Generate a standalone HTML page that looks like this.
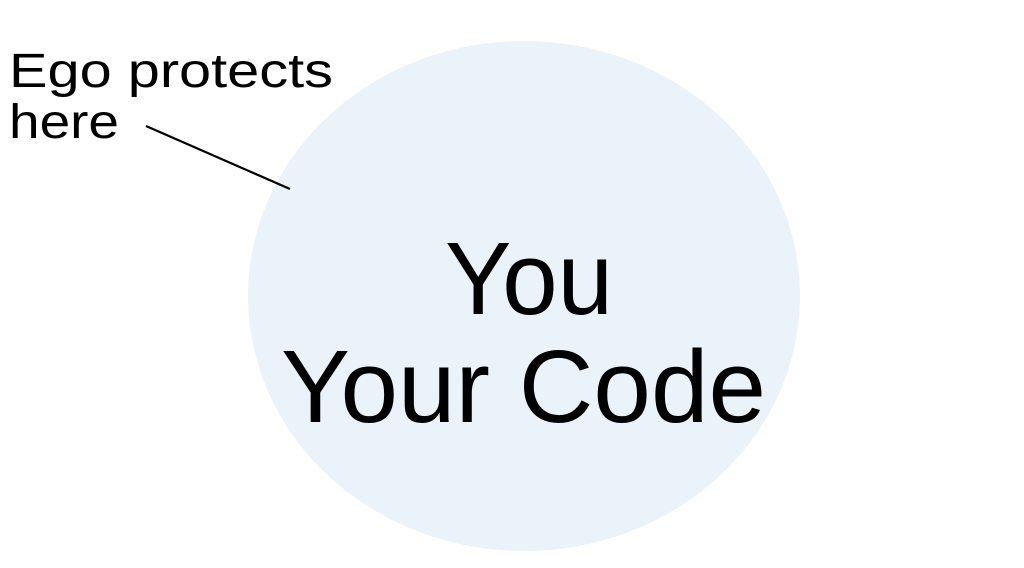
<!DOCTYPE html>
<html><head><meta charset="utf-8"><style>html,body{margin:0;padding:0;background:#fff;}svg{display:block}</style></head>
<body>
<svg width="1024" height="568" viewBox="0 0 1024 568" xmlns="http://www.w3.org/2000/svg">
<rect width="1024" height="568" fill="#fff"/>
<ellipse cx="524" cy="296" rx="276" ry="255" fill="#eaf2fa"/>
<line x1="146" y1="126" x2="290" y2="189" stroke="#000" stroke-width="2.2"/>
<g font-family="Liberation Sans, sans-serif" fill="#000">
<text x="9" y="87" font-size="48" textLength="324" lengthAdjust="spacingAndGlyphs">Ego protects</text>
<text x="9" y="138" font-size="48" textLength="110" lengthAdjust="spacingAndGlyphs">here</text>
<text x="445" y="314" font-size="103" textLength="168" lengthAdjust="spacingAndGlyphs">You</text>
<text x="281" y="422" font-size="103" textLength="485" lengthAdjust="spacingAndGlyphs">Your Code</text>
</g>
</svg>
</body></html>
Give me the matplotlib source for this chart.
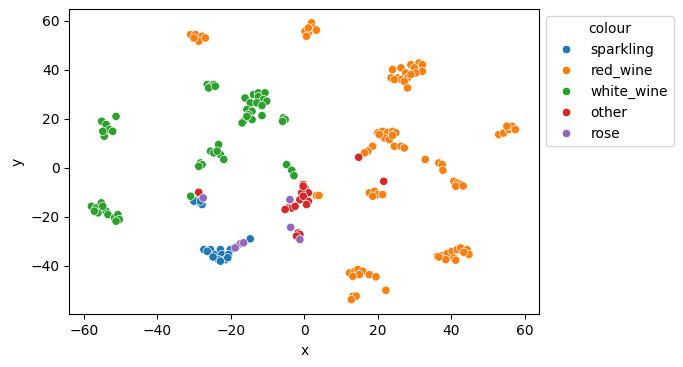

---+---

▶ **Given problem**:
Copy every line above that includes the string "this".

▶ **Final result**:
Generate a standalone HTML page that looks like this.
Give me the matplotlib source for this chart.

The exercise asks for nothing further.